Apple Isn’t the Only One Facing Samsung’s DRAM Price Hike

Samsung just did something unusual. Its chip-making arm hiked DRAM prices by 60–70% for its own smartphone division. That’s not how large companies typically operate.

When a business charges its internal teams significantly more for components, it’s making a calculated bet. Samsung believes memory demand is strong enough, and supply tight enough, that even its Galaxy phones will have to absorb the increase. That’s a clear message about market leverage.

The ripple effect matters more than the headline figure. If Samsung is willing to squeeze its own hardware division, external buyers are almost certainly facing steeper premiums. Apple, which relies heavily on Samsung and SK Hynix for DRAM, is already seeing price hikes roll out this month, according to industry sources.

Img: Jukan / X

This isn’t a temporary blip. Samsung and SK Hynix control the majority of global DRAM production.

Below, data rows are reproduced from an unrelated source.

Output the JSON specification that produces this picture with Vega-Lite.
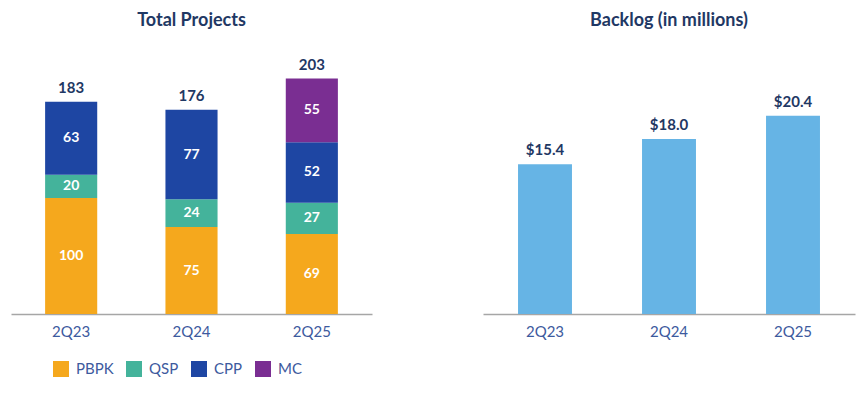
{
  "$schema": "https://vega.github.io/schema/vega-lite/v6.json",
  "background": "white",
  "padding": {"left": 11, "top": 12, "right": 5, "bottom": 0},
  "spacing": 111,
  "config": {
    "view": {"stroke": null},
    "font": "Lato",
    "axis": {"domainColor": "#a6a6a6", "domainWidth": 1.5, "ticks": false, "labelFontSize": 15, "labelColor": "#3d5a9e", "labelPadding": 10, "labelAngle": 0, "title": null, "grid": false},
    "title": {"fontSize": 18, "fontWeight": "bold", "color": "#1f3864", "offset": 4, "anchor": "middle"}
  },
  "hconcat": [
    {
      "width": 361,
      "height": 280,
      "title": "Total Projects",
      "data": {"values": [
        {"q": "2Q23", "seg": "PBPK", "rank": 1, "v": 100},
        {"q": "2Q23", "seg": "QSP", "rank": 2, "v": 20},
        {"q": "2Q23", "seg": "CPP", "rank": 3, "v": 63},
        {"q": "2Q24", "seg": "PBPK", "rank": 1, "v": 75},
        {"q": "2Q24", "seg": "QSP", "rank": 2, "v": 24},
        {"q": "2Q24", "seg": "CPP", "rank": 3, "v": 77},
        {"q": "2Q25", "seg": "PBPK", "rank": 1, "v": 69},
        {"q": "2Q25", "seg": "QSP", "rank": 2, "v": 27},
        {"q": "2Q25", "seg": "CPP", "rank": 3, "v": 52},
        {"q": "2Q25", "seg": "MC", "rank": 4, "v": 55}
      ]},
      "encoding": {
        "x": {"field": "q", "type": "nominal", "scale": {"paddingInner": 0.567, "paddingOuter": 0.2835}, "axis": {}}
      },
      "layer": [
        {
          "mark": {"type": "bar"},
          "encoding": {
            "y": {"field": "v", "type": "quantitative", "stack": "zero", "scale": {"domain": [0, 241.4], "nice": false}, "axis": null},
            "color": {"field": "seg", "type": "nominal",
              "scale": {"domain": ["PBPK", "QSP", "CPP", "MC"], "range": ["#F5A81D", "#44B39B", "#1E46A3", "#7A2E92"]},
              "legend": {"orient": "none", "legendX": 42, "legendY": 327, "direction": "horizontal", "title": null, "symbolType": "square", "symbolSize": 256, "symbolStrokeWidth": 0, "labelFontSize": 15, "labelColor": "#3d5a9e", "labelOffset": 7, "columnPadding": 12}},
            "order": {"field": "rank", "type": "quantitative"}
          }
        },
        {
          "mark": {"type": "text", "color": "white", "fontWeight": "bold", "fontSize": 14},
          "encoding": {
            "y": {"field": "v", "type": "quantitative", "stack": "zero", "bandPosition": 0.5},
            "text": {"field": "v", "type": "quantitative"},
            "order": {"field": "rank", "type": "quantitative"}
          }
        },
        {
          "mark": {"type": "text", "color": "#1f3864", "fontWeight": "bold", "fontSize": 15, "baseline": "alphabetic", "dy": -9},
          "encoding": {
            "y": {"aggregate": "sum", "field": "v", "type": "quantitative"},
            "text": {"aggregate": "sum", "field": "v", "type": "quantitative"}
          }
        }
      ]
    },
    {
      "width": 372,
      "height": 280,
      "title": "Backlog (in millions)",
      "data": {"values": [
        {"q": "2Q23", "v": 15.4},
        {"q": "2Q24", "v": 18.0},
        {"q": "2Q25", "v": 20.4}
      ]},
      "encoding": {
        "x": {"field": "q", "type": "nominal", "scale": {"paddingInner": 0.565, "paddingOuter": 0.2825}, "axis": {}},
        "y": {"field": "v", "type": "quantitative", "scale": {"domain": [0, 28.8], "nice": false}, "axis": null}
      },
      "layer": [
        {"mark": {"type": "bar", "color": "#66B4E5"}},
        {
          "mark": {"type": "text", "color": "#1f3864", "fontWeight": "bold", "fontSize": 15, "baseline": "alphabetic", "dy": -9},
          "encoding": {"text": {"field": "v", "type": "quantitative", "format": "$.1f"}}
        }
      ]
    }
  ]
}
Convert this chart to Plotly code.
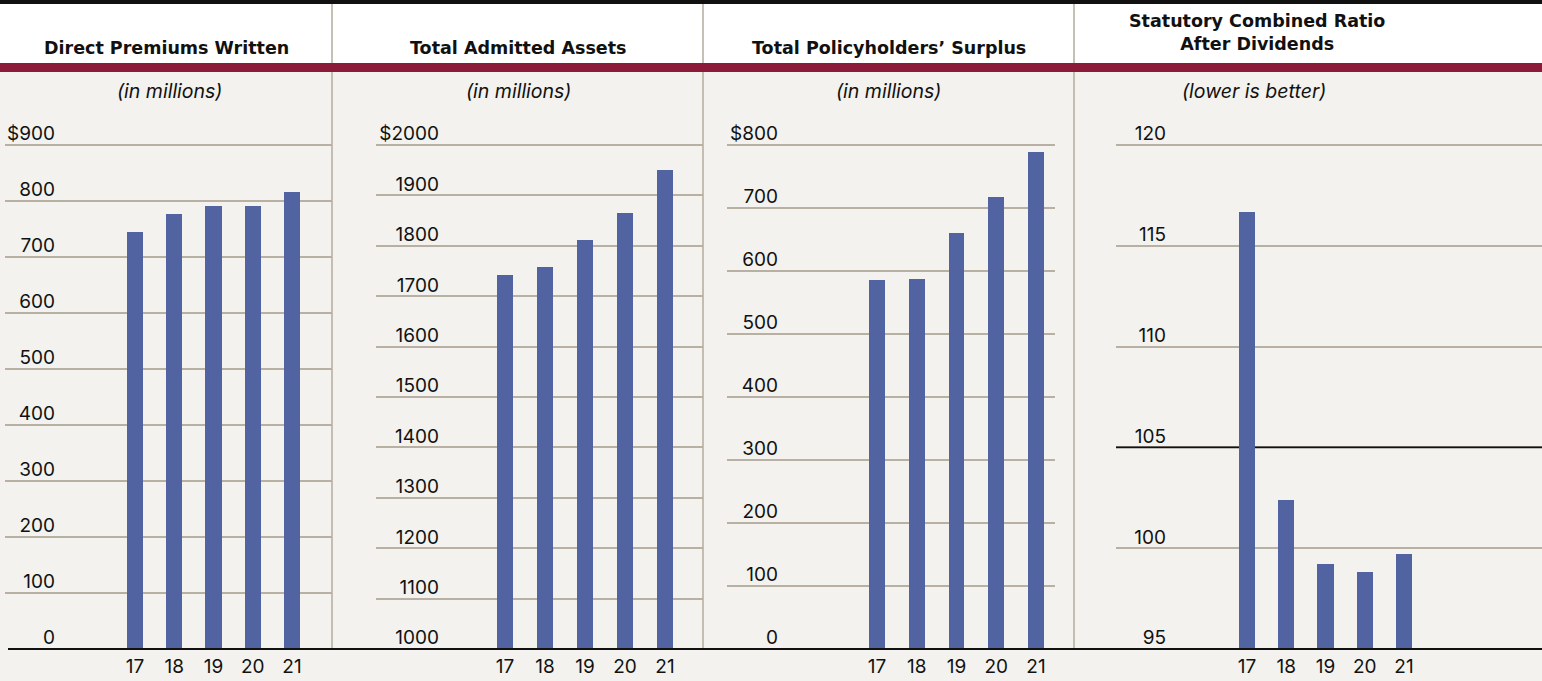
import plotly.graph_objects as go

# ---------------- data ----------------
years = [17, 18, 19, 20, 21]
year_labels = ["17", "18", "19", "20", "21"]

titles = ["Direct Premiums Written", "Total Admitted Assets",
          "Total Policyholders\u2019 Surplus", "Statutory Combined Ratio<br>After Dividends"]
subtitles = ["(in millions)", "(in millions)", "(in millions)", "(lower is better)"]

premiums = [745, 777, 791, 791, 816]
assets = [1742, 1758, 1812, 1866, 1951]
surplus = [585, 588, 660, 717, 789]
combined_ratio = [116.7, 102.4, 99.2, 98.8, 99.7]

ticks1 = [0, 100, 200, 300, 400, 500, 600, 700, 800, 900]
ticktext1 = ["0", "100", "200", "300", "400", "500", "600", "700", "800", "$900"]
ticks2 = [1000, 1100, 1200, 1300, 1400, 1500, 1600, 1700, 1800, 1900, 2000]
ticktext2 = ["1000", "1100", "1200", "1300", "1400", "1500", "1600", "1700", "1800", "1900", "$2000"]
ticks3 = [0, 100, 200, 300, 400, 500, 600, 700, 800]
ticktext3 = ["0", "100", "200", "300", "400", "500", "600", "700", "$800"]
ticks4 = [95, 100, 105, 110, 115, 120]
ticktext4 = ["95", "100", "105", "110", "115", "120"]
ref_line4 = 105

# ---------------- styling / layout ----------------
W, H = 1542, 681
BG = "#F3F2EE"
BAR = "#5163A0"
GRID = "#B8B0A3"
MAROON = "#8C1B3A"
FONT = "Inter"
TITLE_FONT = "DejaVu Sans"

def px_x(p):
    return p / W

def px_y(p):
    return (H - p) / H

series = [premiums, assets, surplus, combined_ratio]
ticks = [ticks1, ticks2, ticks3, ticks4]
ticktexts = [ticktext1, ticktext2, ticktext3, ticktext4]
xdomains_px = [(5, 332), (376, 703), (727, 1055), (1116, 1542)]
xranges = [[13.69, 22.02], [13.775, 21.95], [13.226, 21.478], [13.662, 24.516]]
label_right_px = [55, 439, 778, 1166]
title_cx_px = [166, 518, 889, 1257]
title_cy_px = [48, 48, 48, 32]
sub_cx_px = [169, 518, 889, 1254]
bar_widths = [0.41, 0.40, 0.40, 0.41]

# plot area: lowest tick sits on pixel row 649, highest tick on row 145;
# the axis domain reaches 4 px above the top tick so its gridline is kept
BOTTOM_PX, TOPTICK_PX, TOP_PX = 649, 145, 141
ydom = [px_y(BOTTOM_PX), px_y(TOP_PX)]

fig = go.Figure()
layout = dict(
    width=W, height=H,
    margin=dict(l=0, r=0, t=0, b=0, autoexpand=False),
    paper_bgcolor=BG, plot_bgcolor="rgba(0,0,0,0)",
    showlegend=False,
    font=dict(family=FONT, color="#111111", size=19),
    bargap=0,
)

for i in range(4):
    sfx = "" if i == 0 else str(i + 1)
    fig.add_trace(go.Bar(
        x=years, y=series[i], width=bar_widths[i],
        marker=dict(color=BAR, line=dict(width=0)),
        xaxis="x" + sfx, yaxis="y" + sfx, hoverinfo="x+y",
    ))
    d0, d1 = xdomains_px[i]
    v0, vt = ticks[i][0], ticks[i][-1]
    per_px = (vt - v0) / (BOTTOM_PX - TOPTICK_PX)
    yrange = [v0, vt + (TOPTICK_PX - TOP_PX) * per_px]
    layout["xaxis" + sfx] = dict(
        domain=[px_x(d0), px_x(d1)], range=xranges[i], anchor="y" + sfx,
        tickmode="array", tickvals=years, ticktext=year_labels,
        showgrid=False, zeroline=False, showline=False,
        ticks="", ticklabelstandoff=4,
        tickfont=dict(family=FONT, size=19, color="#111111"),
        fixedrange=True, automargin=False,
    )
    layout["yaxis" + sfx] = dict(
        domain=ydom, range=yrange, anchor="free",
        position=px_x(label_right_px[i]),
        tickmode="array", tickvals=ticks[i], ticktext=ticktexts[i],
        ticklabelposition="outside top", ticks="", ticklabelshift=2,
        showgrid=True, gridcolor=GRID, gridwidth=1.6,
        zeroline=False, showline=False,
        tickfont=dict(family=FONT, size=19, color="#111111"),
        fixedrange=True, automargin=False,
    )

fig.update_layout(**layout)

shapes = []
# white header band
shapes.append(dict(type="rect", xref="paper", yref="paper", x0=0, x1=1,
                   y0=px_y(63), y1=px_y(4), fillcolor="white", line=dict(width=0), layer="below"))
# vertical separators
for sx in [332, 703, 1074]:
    shapes.append(dict(type="line", xref="paper", yref="paper", x0=px_x(sx), x1=px_x(sx),
                       y0=px_y(650), y1=px_y(4), line=dict(color=GRID, width=1.6), layer="below"))
# maroon band
shapes.append(dict(type="rect", xref="paper", yref="paper", x0=0, x1=1,
                   y0=px_y(72), y1=px_y(63), fillcolor=MAROON, line=dict(width=0), layer="above"))
# top black rule
shapes.append(dict(type="rect", xref="paper", yref="paper", x0=0, x1=1,
                   y0=px_y(4), y1=1, fillcolor="#111111", line=dict(width=0), layer="above"))
# reference line at 105 in panel 4 (between gridlines and bars)
shapes.append(dict(type="line", xref="x4", yref="y4", x0=xranges[3][0], x1=xranges[3][1],
                   y0=ref_line4, y1=ref_line4, line=dict(color="#111111", width=1.6), layer="between"))
# bottom baseline
shapes.append(dict(type="line", xref="paper", yref="paper", x0=px_x(8), x1=1,
                   y0=px_y(649), y1=px_y(649), line=dict(color="#111111", width=2.2), layer="above"))
fig.update_layout(shapes=shapes)

ann = []
for i in range(4):
    ann.append(dict(text="<b>" + titles[i] + "</b>", x=px_x(title_cx_px[i]), y=px_y(title_cy_px[i]),
                    xref="paper", yref="paper", xanchor="center", yanchor="middle",
                    showarrow=False, font=dict(family=TITLE_FONT, size=17.5, color="#111111")))
for i in range(4):
    ann.append(dict(text="<i>" + subtitles[i] + "</i>", x=px_x(sub_cx_px[i]), y=px_y(91),
                    xref="paper", yref="paper", xanchor="center", yanchor="middle",
                    showarrow=False, font=dict(family=FONT, size=19.5, color="#111111")))
fig.update_layout(annotations=ann)

fig.write_html("out.html", config={"displayModeBar": False},
               post_script="document.body.style.margin='0';document.body.style.overflow='hidden';")
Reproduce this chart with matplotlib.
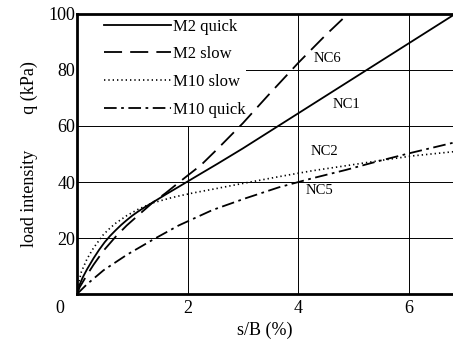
import numpy as np
import matplotlib
matplotlib.use("Agg")
import matplotlib.pyplot as plt
from matplotlib.patches import Rectangle

# Values (s/B in %, q in kPa)
m2_quick_x = [0, 0.05, 0.1, 0.18, 0.3, 0.4, 0.5, 0.6, 0.7, 0.8, 0.9, 1.0, 1.1, 1.2, 1.36, 1.6, 1.84, 2.24, 2.54, 3.0, 3.56, 4.0, 5.0, 6.0, 6.8]
m2_quick_y = [0, 3.5, 5.8, 8.8, 12.8, 15.8, 18.5, 20.8, 22.8, 24.7, 26.4, 28, 29.4, 30.7, 32.6, 35.5, 38.3, 43, 46.5, 52, 59, 64.5, 77, 89.5, 99.5]

m2_slow_x = [0, 0.05, 0.18, 0.3, 0.48, 0.7, 0.9, 1.1, 1.36, 1.6, 1.84, 2.0, 2.24, 2.54, 3.0, 3.45, 4.0, 4.5, 4.9]
m2_slow_y = [0, 2.5, 6.8, 10.5, 15.5, 20.5, 24.5, 28, 32.5, 36, 39.8, 42.3, 46, 51.8, 61, 70.8, 82.5, 92.5, 100]

m10_slow_x = [0, 0.03, 0.08, 0.18, 0.3, 0.48, 0.6, 0.7, 0.9, 1.1, 1.36, 1.69, 1.84, 2.1, 2.45, 3.0, 3.65, 4.25, 4.86, 5.46, 6.06, 6.8]
m10_slow_y = [0, 4, 8, 12.5, 16.5, 21.3, 23.6, 25.3, 28, 30.2, 32.5, 34.3, 35, 36.1, 37.4, 39.5, 41.9, 44, 45.8, 47.6, 49.3, 50.8]

m10_quick_x = [0, 0.18, 0.48, 0.9, 1.38, 1.84, 2.45, 3.05, 3.65, 4.25, 4.86, 5.46, 6.06, 6.8]
m10_quick_y = [0, 3.5, 8.5, 14, 19.5, 24.5, 30, 34.2, 38.1, 41.3, 44.3, 47.5, 50.5, 54]

series_names = ["M2 quick", "M2 slow", "M10 slow", "M10 quick"]
curve_labels = ["NC6", "NC1", "NC2", "NC5"]
label_pos = [(4.28, 84), (4.62, 67.5), (4.22, 51), (4.13, 37)]

x_ticks = [2, 4, 6]
y_ticks = [20, 40, 60, 80, 100]

plt.rcParams['font.family'] = ['Liberation Serif', 'DejaVu Serif']

fig = plt.figure(figsize=(4.53, 3.48), dpi=100)
ax = fig.add_axes([0.17, 0.155, 0.83, 0.805])
ax.set_axisbelow(True)

ax.plot(m2_quick_x, m2_quick_y, color='black', lw=1.3, ls='-', label=series_names[0], zorder=3)
ax.plot(m2_slow_x, m2_slow_y, color='black', lw=1.3, ls=(0, (10, 4.5)), label=series_names[1], zorder=3)
ax.plot(m10_slow_x, m10_slow_y, color='black', lw=1.2, ls=(0, (0.8, 1.8)), label=series_names[2], zorder=3)
ax.plot(m10_quick_x, m10_quick_y, color='black', lw=1.3, ls=(0, (7, 2.5, 1.5, 2.5)), label=series_names[3], zorder=3)

for txt, (lx, ly) in zip(curve_labels, label_pos):
    ax.text(lx, ly, txt, fontsize=10.5, ha='left', va='center', zorder=4)

ax.set_xlim(0, 6.8)
ax.set_ylim(0, 100)
ax.set_xticks(x_ticks)
ax.set_yticks(y_ticks)
ax.tick_params(axis='y', length=0, labelsize=13, pad=1)
ax.tick_params(axis='x', length=0, labelsize=13, pad=4)
ax.text(-0.035, -0.02, "0", transform=ax.transAxes, fontsize=13, ha='right', va='top')

ax.grid(True, color='black', lw=0.7)
for side in ['left', 'bottom', 'top']:
    ax.spines[side].set_linewidth(2)
ax.spines['right'].set_visible(False)

# white patch behind the legend, grid lines stop at its edge like in the scan
ax.add_patch(Rectangle((0, 0.6), 0.45, 0.4, transform=ax.transAxes,
                       facecolor='white', edgecolor='none', zorder=1))

ax.set_xlabel("s/B (%)", fontsize=13, labelpad=4)
ax.set_ylabel("load intensity        q (kPa)", fontsize=13, labelpad=8)

leg = ax.legend(loc='upper left', bbox_to_anchor=(0.064, 0.995), frameon=False,
                fontsize=12, handlelength=4.0, borderaxespad=0.0,
                handletextpad=0.1, labelspacing=0.7, borderpad=0.2)

fig.savefig("out.png", dpi=100)
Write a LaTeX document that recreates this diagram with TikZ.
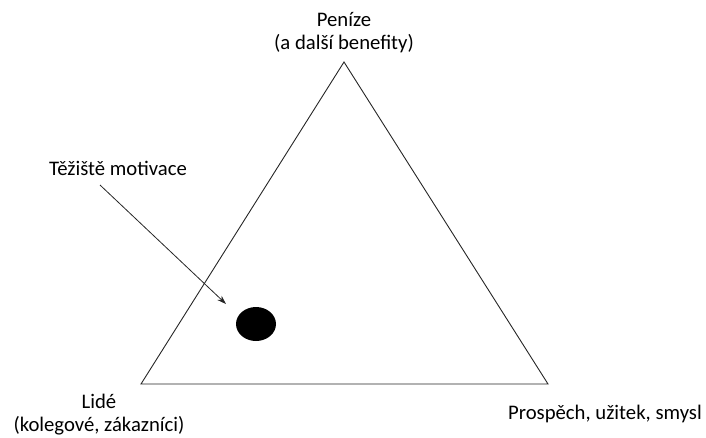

When both tighten supply or raise prices in tandem, device manufacturers have limited negotiating power. Apple can’t simply switch suppliers at scale. There aren’t viable alternatives with comparable capacity.

The financial tension is straightforward. Higher memory costs either compress Apple’s margins or get passed to consumers through price adjustments. Neither outcome is particularly appealing, especially in a market where premium smartphones are already testing consumer tolerance.

What’s striking is the confidence behind Samsung’s move. Raising prices internally suggests the company expects sustained demand, likely driven by AI hardware requirements and data center expansion. But it also reveals how concentrated power in the memory market has become.

For investors betting on stable component costs or predictable pricing in consumer electronics, this should prompt a reassessment. DRAM isn’t a footnote expense. It’s a core cost driver. And right now, suppliers hold the upper hand.

Apple will manage. But the broader implication is harder to ignore: memory pricing could tighten faster than the market assumes, and few companies have the leverage to push back.